Siaran berita palsu merupakan salah satu jenis konten AI yang paling canggih dan sulit dikenali. Namun, petunjuk tetap ada. Perhatikan gerakan mata dan mulut. Avatar sintetis sering kali berkedip secara tidak wajar atau kesulitan dalam sinkronisasi bibir. Gigi mungkin terlalu halus atau berkilau secara tidak alami. Bentuk wajah bisa berubah di tengah kalimat. Gerakan dan ekspresi wajah cenderung terlalu seragam dan kurang alami.

Teks juga bisa menjadi petunjuk. Teks atau spanduk di layar sering kali mengandung frasa tidak bermakna atau kesalahan ejaan. Hany Farid menjelaskan bahwa tantangan dalam menemukan konten sintetis adalah perubahan target yang terus-menerus. “Apa pun yang saya sampaikan hari ini tentang cara mendeteksi AI palsu mungkin tidak relevan lagi dalam enam bulan,” katanya.

Teknologi AI yang Semakin Murah dan Cepat

Teknologi AI telah berkembang secara dramatis. Aplikasi seperti Veo kini memungkinkan siapa saja—tanpa pelatihan media—membuat video berkualitas ala siaran hanya dengan beberapa ratus euro per bulan. Avatar bisa berbicara lancar, bergerak realistis, dan dapat dimasukkan ke hampir semua adegan hanya dengan beberapa perintah yang diketik. “Anda tidak butuh studio. Anda bahkan tidak butuh fakta,” ujar Hany Farid.

Banyak klip ini dirancang untuk mendapatkan interaksi maksimal. Mereka menyentuh topik-topik yang memicu emosi, seperti imigrasi, perang di Gaza, Ukraina, dan Donald Trump, untuk memancing reaksi kuat dan mendorong pengguna berbagi.

Program monetisasi juga semakin memberi insentif kepada kreator: semakin banyak tayangan video, semakin besar pendapatan yang bisa diperoleh. Lingkungan ini telah memunculkan jenis baru pembuat "AI slop": pengguna yang membuat konten sintetis berkualitas rendah terkait tren tertentu hanya untuk mendapatkan penayangan.

Akun-akun seperti ini—dengan sekitar 44.000 pengikut—sering kali langsung menyampaikan berita terkini sebelum jurnalis dapat mengonfirmasi fakta. Banyak video TikTok menampilkan avatar AI yang berpakaian seperti reporter CNN atau BBC, menyiarkan berita palsu atau laporan saksi mata yang direkayasa.

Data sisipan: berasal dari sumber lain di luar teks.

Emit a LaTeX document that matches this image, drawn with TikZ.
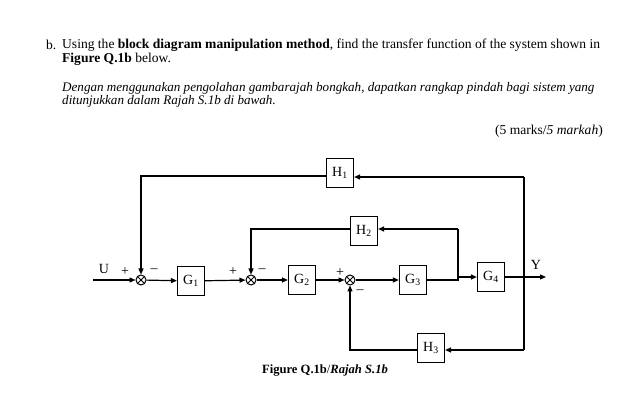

Pada situasi breaking news, ketika pengguna aktif mencari informasi, konten AI yang tampak realistis menjadi cara efektif untuk menarik klik dan mendapatkan perhatian publik. “Platform telah menjauh dari moderasi konten,” kata Hany Farid. “Saya bisa membuat konten, saya bisa mendistribusikannya, dan ada audiens yang bersedia mempercayainya.”